Outcome of the Settlement
The court found that the assignment of $90,000 from the $100,000 scheduled payment did not require SSPA approval, as the rights had effectively transferred before the SSPA's enactment. The court emphasized that the 2014 settlement agreement between Cassidy-Elliott and Singer was reached through informed negotiations, with both parties having legal representation. Symetra's acknowledgment of their right to pursue a settlement without interference further validated the court's position. The court ultimately recommended approving the settlement, affirming that the previous UCC filing had already established Singer's rights to the payment before the SSPA's effective date. By doing so, the court ensured that Cassidy-Elliott's assignment of payment rights would proceed without the need for court approval under the SSPA.

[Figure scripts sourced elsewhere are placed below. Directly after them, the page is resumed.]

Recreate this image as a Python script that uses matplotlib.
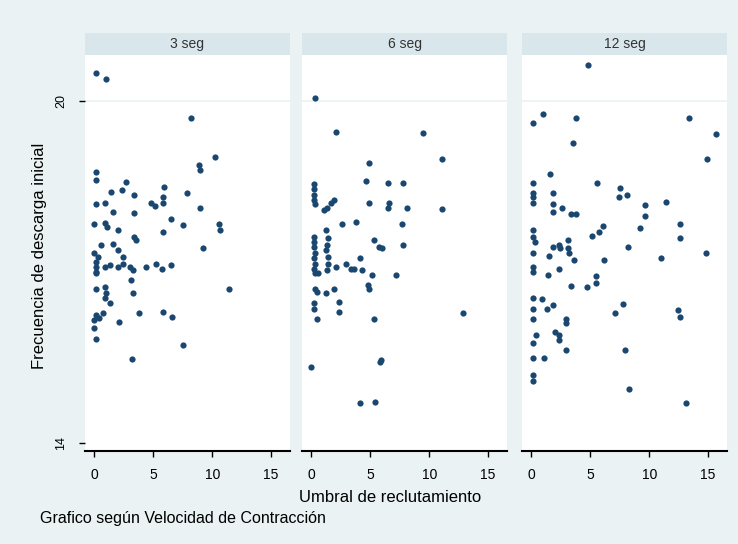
import matplotlib.pyplot as plt
from matplotlib.patches import Rectangle

plt.rcParams['font.family'] = ['Liberation Sans', 'DejaVu Sans']

# Data
panel_titles = ['3 seg', '6 seg', '12 seg']

x3 = [0.1, 1.0, 8.2, 8.9, 9.0, 10.2, 0.1, 0.1, 2.7, 1.4, 2.3, 3.4, 5.9, 5.8, 7.9,
      0.1, 0.9, 1.6, 4.8, 5.1, 5.8, 3.4, 9.0, 0.0, 0.9, 1.1, 6.5, 7.5, 10.6, 10.7,
      2.0, 3.4, 3.5, 5.8, 0.6, 1.6, 2.0, 9.2, 0.0, 0.3, 0.1, 2.4, 0.1, 0.9, 1.3,
      2.0, 2.4, 3.0, 3.3, 4.4, 5.2, 5.7, 6.5, 0.1, 0.1, 3.1, 11.4, 0.1, 0.9, 1.0,
      0.9, 1.3, 3.3, 0.1, 0.0, 0.4, 0.7, 0.0, 2.1, 3.8, 5.8, 6.6, 0.1, 7.5, 3.2]
y3 = [20.49, 20.39, 19.70, 18.88, 18.79, 19.02, 18.76, 18.61, 18.58, 18.41, 18.44,
      18.35, 18.49, 18.32, 18.38, 18.19, 18.22, 18.06, 18.22, 18.16, 18.22, 18.03,
      18.12, 17.84, 17.86, 17.79, 17.94, 17.82, 17.84, 17.74, 17.74, 17.62, 17.56,
      17.71, 17.47, 17.50, 17.39, 17.43, 17.33, 17.27, 17.18, 17.27, 17.09, 17.09,
      17.12, 17.09, 17.15, 17.09, 17.04, 17.09, 17.15, 17.06, 17.12, 17.00, 16.98,
      16.86, 16.70, 16.71, 16.74, 16.63, 16.54, 16.45, 16.63, 16.25, 16.16, 16.19,
      16.28, 16.01, 16.13, 16.28, 16.30, 16.22, 15.82, 15.72, 15.47]

x6 = [0.3, 2.1, 9.5, 11.1, 4.9, 4.6, 6.5, 7.8, 0.2, 0.2, 0.2, 0.2, 0.3, 1.9, 1.7,
      1.3, 1.1, 4.9, 6.5, 6.6, 8.1, 11.1, 2.6, 3.8, 7.7, 1.2, 1.4, 0.2, 0.2, 0.2,
      0.3, 0.2, 0.3, 0.2, 0.3, 1.3, 1.2, 1.4, 5.3, 5.7, 6.0, 7.8, 2.1, 2.9, 3.6,
      4.1, 4.3, 5.1, 7.2, 1.4, 1.3, 0.6, 3.4, 4.8, 4.9, 0.3, 0.5, 1.2, 1.9, 0.2,
      0.2, 2.3, 2.3, 0.5, 5.3, 12.9, 0.0, 5.8, 5.9, 4.1, 5.4]
y6 = [20.05, 19.46, 19.44, 18.99, 18.92, 18.60, 18.57, 18.57, 18.54, 18.45, 18.35,
      18.26, 18.19, 18.26, 18.21, 18.12, 18.09, 18.21, 18.12, 18.22, 18.12, 18.10,
      17.85, 17.88, 17.84, 17.74, 17.59, 17.61, 17.53, 17.44, 17.33, 17.24, 17.15,
      17.06, 16.98, 17.47, 17.39, 17.27, 17.56, 17.44, 17.42, 17.47, 17.09, 17.15,
      17.06, 17.24, 17.04, 16.95, 16.95, 17.15, 17.04, 16.98, 17.06, 16.77, 16.71,
      16.71, 16.65, 16.63, 16.71, 16.45, 16.36, 16.48, 16.30, 16.17, 16.17, 16.29,
      15.34, 15.43, 15.46, 14.70, 14.72]

x12 = [4.8, 0.1, 1.0, 3.8, 13.4, 15.7, 3.5, 14.9, 1.6,
       0.1, 0.1, 0.1, 0.1, 1.8, 5.6, 7.5, 7.4, 8.1,
       1.8, 1.8, 2.6, 3.4, 3.8, 9.6, 9.6, 11.4, 9.2, 12.6, 12.6,
       6.1, 5.7, 5.1, 0.1, 0.1, 0.3, 0.1,
       1.8, 2.3, 2.4, 3.1, 3.1, 3.2, 8.2, 1.5, 3.6, 6.2, 11.0, 14.8,
       0.1, 0.1, 1.4, 2.3, 5.5,
       3.4, 4.7, 5.5,
       0.1, 0.9, 0.1, 1.3, 1.8, 7.8, 7.1, 12.4, 12.6,
       0.1, 2.9, 2.9,
       0.4, 0.1, 2.0, 2.3, 2.3, 2.9, 0.1, 1.1, 7.9,
       0.1, 0.1, 8.3, 13.1]
y12 = [20.63, 19.61, 19.77, 19.70, 19.71, 19.42, 19.26, 18.99, 18.72,
       18.56, 18.39, 18.32, 18.21, 18.39, 18.56, 18.47, 18.31, 18.36,
       18.19, 18.06, 18.12, 18.02, 18.02, 18.17, 17.98, 18.23, 17.77, 17.84, 17.59,
       17.81, 17.71, 17.63, 17.74, 17.62, 17.53, 17.33,
       17.44, 17.47, 17.42, 17.56, 17.42, 17.33, 17.44, 17.28, 17.21, 17.21, 17.24, 17.33,
       17.09, 17.00, 16.95, 17.06, 16.93,
       16.75, 16.74, 16.80,
       16.54, 16.52, 16.36, 16.36, 16.42, 16.44, 16.29, 16.33, 16.22,
       16.17, 16.17, 16.10,
       15.89, 15.76, 15.95, 15.89, 15.81, 15.64, 15.50, 15.49, 15.64,
       15.19, 15.08, 14.94, 14.70]

xs = [x3, x6, x12]
ys = [y3, y6, y12]

W, H = 738, 544
fig = plt.figure(figsize=(W / 100, H / 100), dpi=100)
fig.patch.set_facecolor('#eaf2f3')

lefts = [85, 302, 522]
pw = 205
top, bottom = 55, 451
strip_h = 22 / (bottom - top)

for i, (x, y) in enumerate(zip(xs, ys)):
    ax = fig.add_axes([lefts[i] / W, 1 - bottom / H, pw / W, (bottom - top) / H])
    ax.set_facecolor('white')
    ax.axhline(20, color='#eaf2f3', lw=1.2, zorder=0)
    ax.scatter(x, y, s=20, color='#1a476f', marker='o', linewidths=0, zorder=3)
    ax.set_xlim(-0.8, 16.6)
    ax.set_ylim(13.86, 20.81)
    for s in ['top', 'right', 'left']:
        ax.spines[s].set_visible(False)
    ax.spines['bottom'].set_linewidth(1.5)
    ax.set_xticks([0, 5, 10, 15])
    ax.tick_params(axis='x', length=4, width=1, pad=8, labelsize=10)
    if i == 0:
        ax.set_yticks([14, 20])
        ax.set_yticklabels(['14', '20'], rotation=90, va='center')
        ax.tick_params(axis='y', length=4, width=1, pad=9, labelsize=9)
    else:
        ax.set_yticks([])
    # strip header
    ax.add_patch(Rectangle((0, 1), 1, strip_h, transform=ax.transAxes,
                           facecolor='#d9e6eb', edgecolor='none', clip_on=False))
    ax.text(0.5, 1 + strip_h / 2, panel_titles[i], transform=ax.transAxes,
            ha='center', va='center', fontsize=10, color='#333333')

fig.text(40 / W, 1 - 256 / H, 'Frecuencia de descarga inicial', rotation=90,
         ha='center', va='center', fontsize=12)
fig.text(390 / W, 1 - 497 / H, 'Umbral de reclutamiento', ha='center', va='center',
         fontsize=12)
fig.text(40 / W, 1 - 518 / H, 'Grafico según Velocidad de Contracción', ha='left',
         va='center', fontsize=11.5)

fig.savefig('out.png', dpi=100, facecolor=fig.get_facecolor())
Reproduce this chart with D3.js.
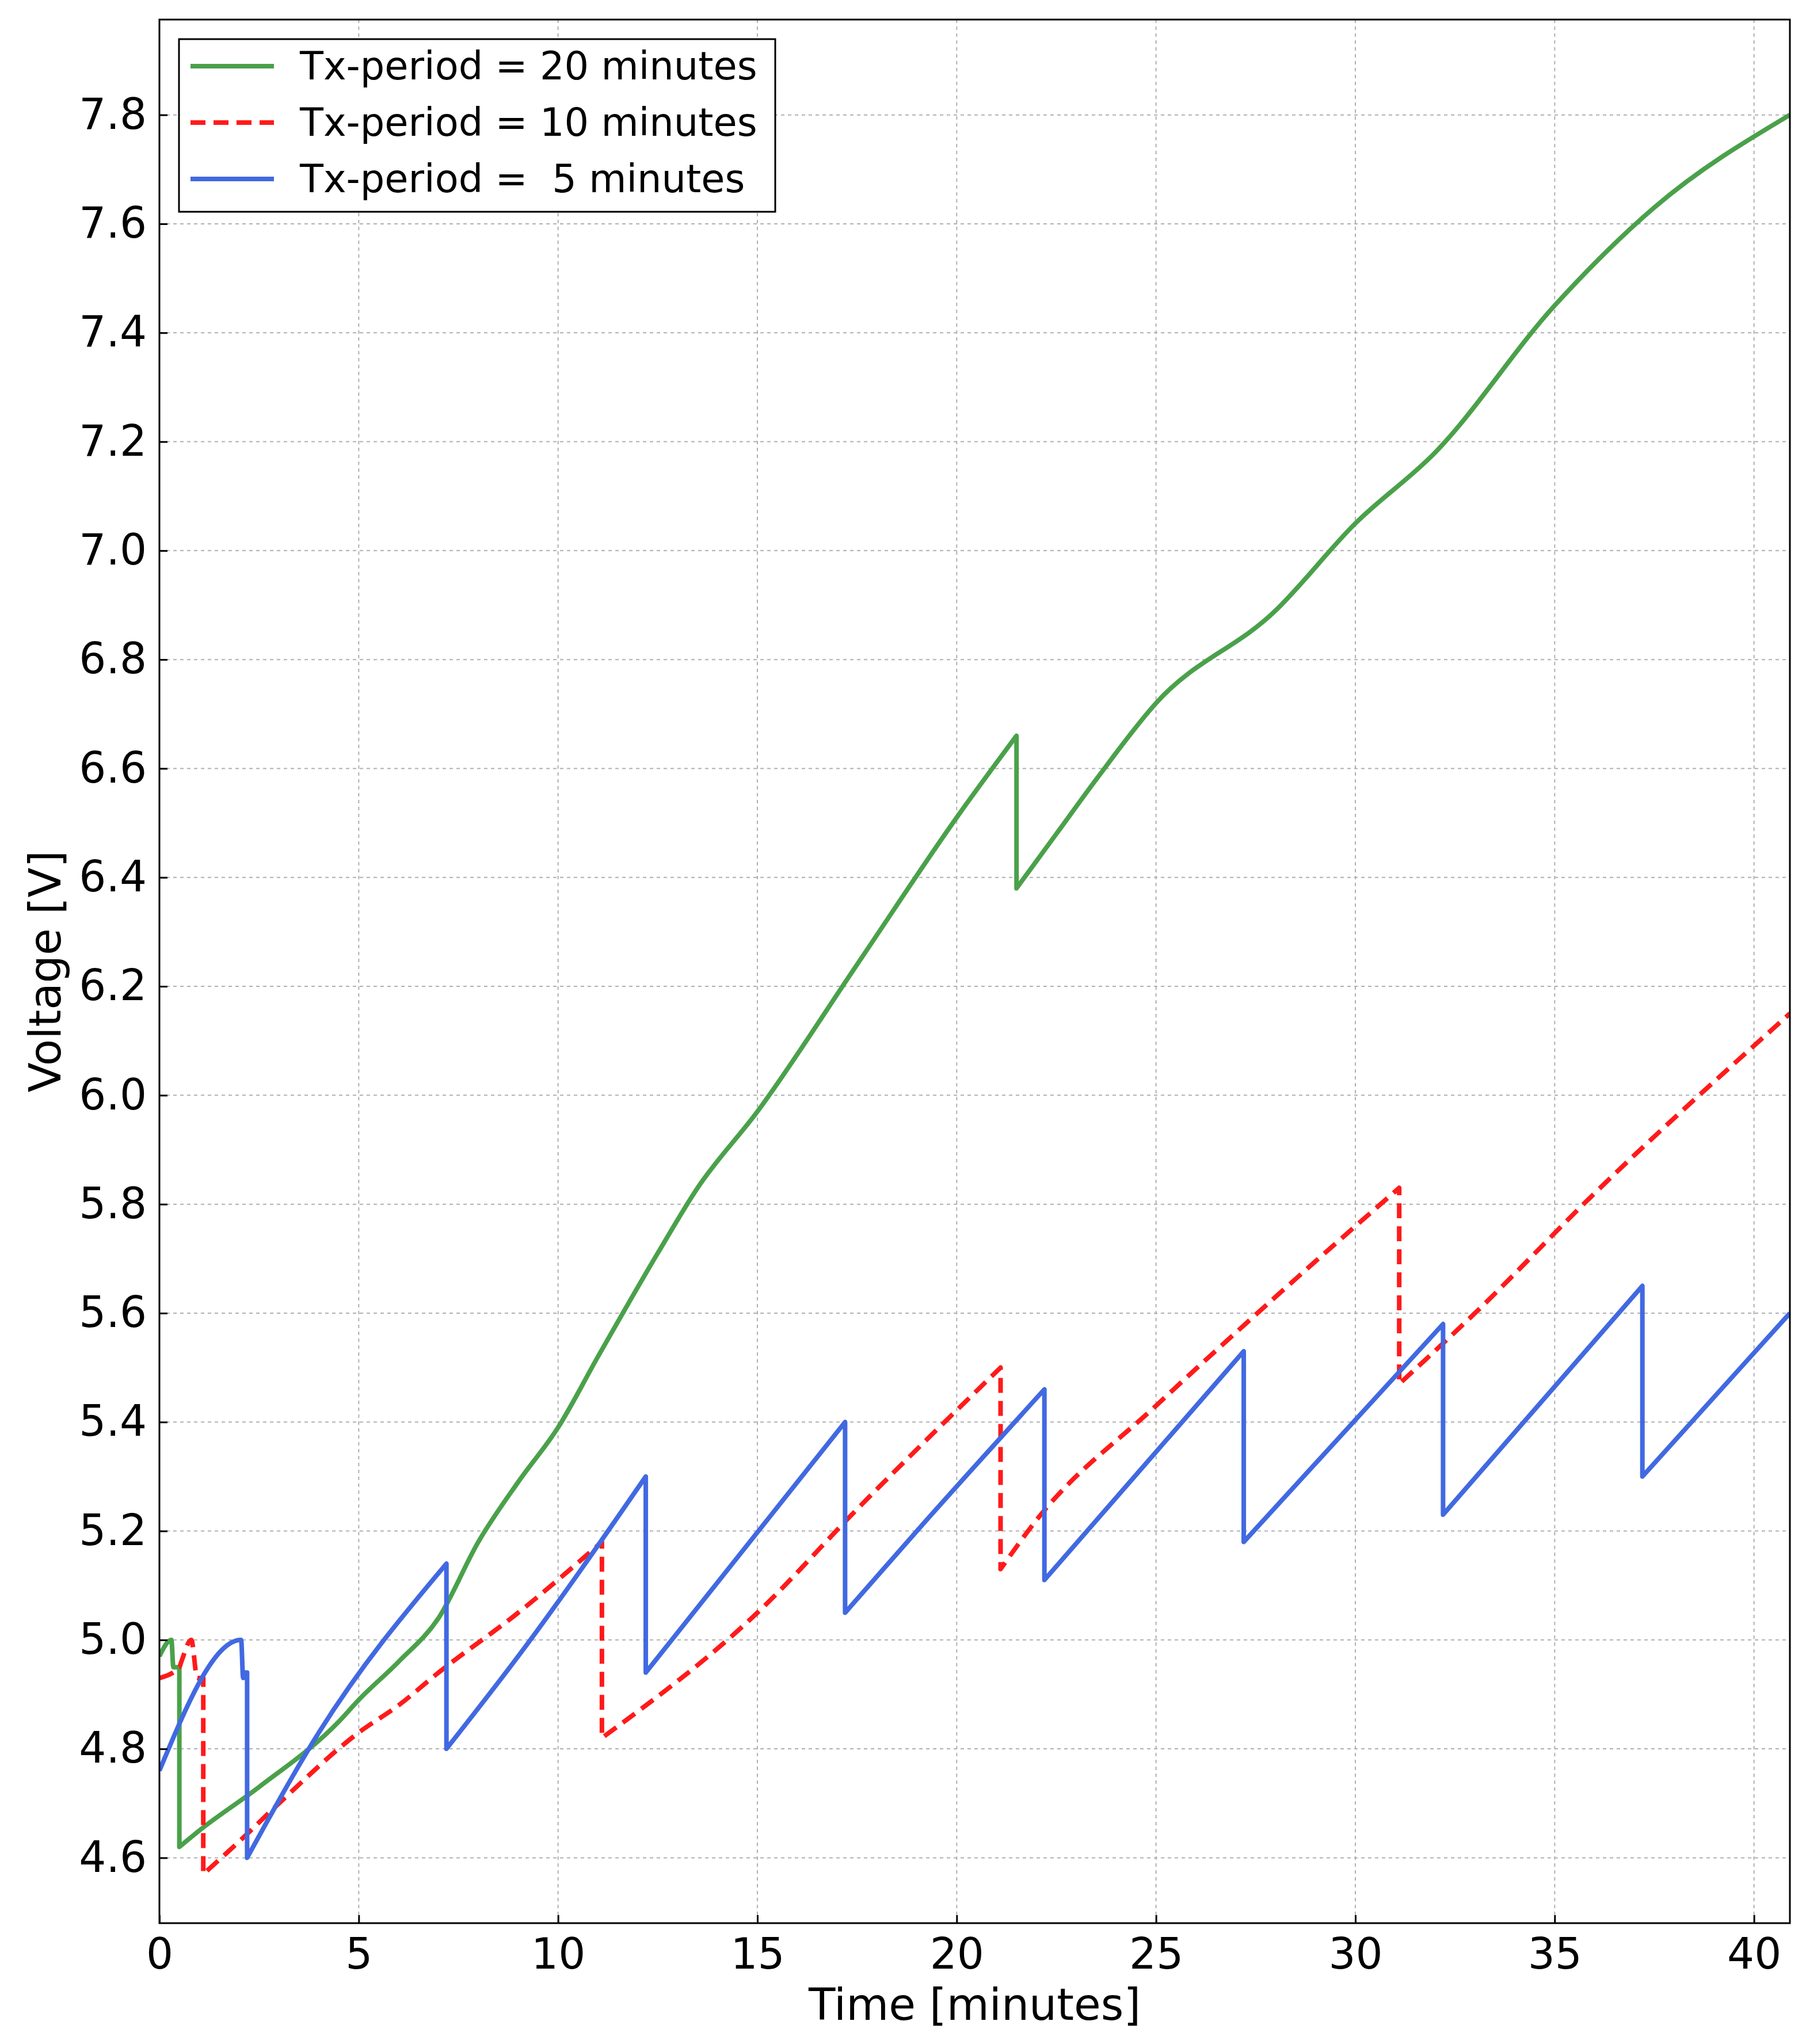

Implications of the Decision
The court's ruling reinforced the principle that transactions occurring prior to the enactment of a regulatory statute may not be subject to that statute's requirements. It clarified the distinction between liens and rights to payments, indicating that pre-existing liens do not constitute transfers requiring court approval under protective statutes like the SSPA. This decision provided certainty for parties involved in structured settlement transactions, particularly regarding the potential risks of default and the validity of prior agreements. By affirming the validity of the UCC filing and the subsequent assignment, the court underscored the importance of adhering to established legal frameworks while also recognizing the need for parties to have their agreements honored. The ruling served as a precedent for similar disputes involving structured settlements and highlighted the necessity of understanding the interactions between various legal statutes and prior agreements.